Rejection of Parol Evidence
The court firmly rejected the idea that the agreement could be undermined by parol evidence, asserting that the contract’s language was clear and unambiguous. It maintained that the explicit terms of the agreement demonstrated the parties' intentions without the need for external interpretation. This position was significant because it established that the court would not entertain claims or interpretations that sought to alter the clear meaning of the written contract. Moreover, the court indicated that allowing any such challenges would contradict the principle of upholding written agreements as definitive expressions of the parties' intentions. By reaffirming the sanctity of the written contract, the court underscored the importance of certainty and predictability in contractual relations, particularly in cases where significant time had passed. Thus, the court's decision reinforced the notion that well-drafted contracts should stand unless there is compelling evidence of fraud or other serious defects, which were absent in this case.

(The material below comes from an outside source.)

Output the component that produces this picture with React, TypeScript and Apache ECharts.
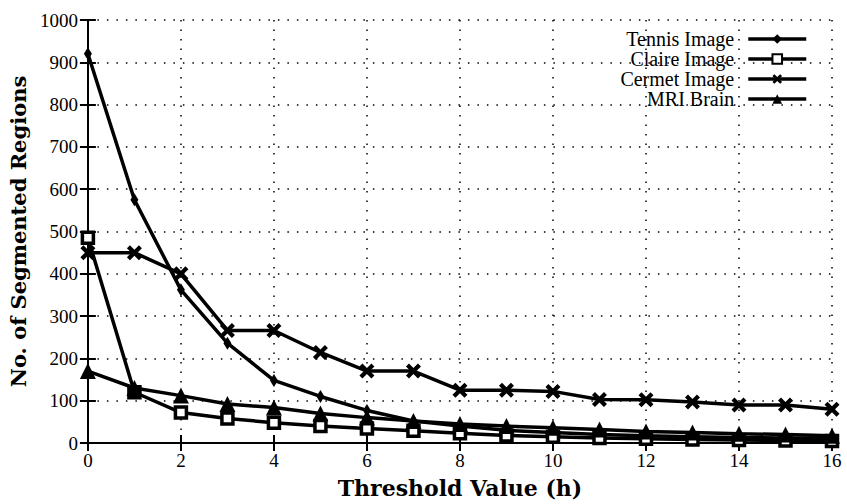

Conclusion on Jury Withdrawal
The court concluded that the district court had erred in withdrawing the case from the jury and in failing to submit the relevant issues for consideration. It emphasized that the jury should have been allowed to examine the evidence presented and determine the rights and obligations of the parties based on that evidence. The court asserted that the issues at hand were factual in nature and should not have been resolved solely by the judge without jury input. Moreover, the court expressed concern over the method of examination employed by Ownby’s counsel, which had prolonged the trial unnecessarily and complicated the proceedings. This critique implied that the court expected a more efficient and fair process in future trials, ensuring that each party's rights were adequately represented and considered. Ultimately, the court reversed the lower court's judgment and remanded the case for further proceedings, allowing for a proper determination of the issues at trial.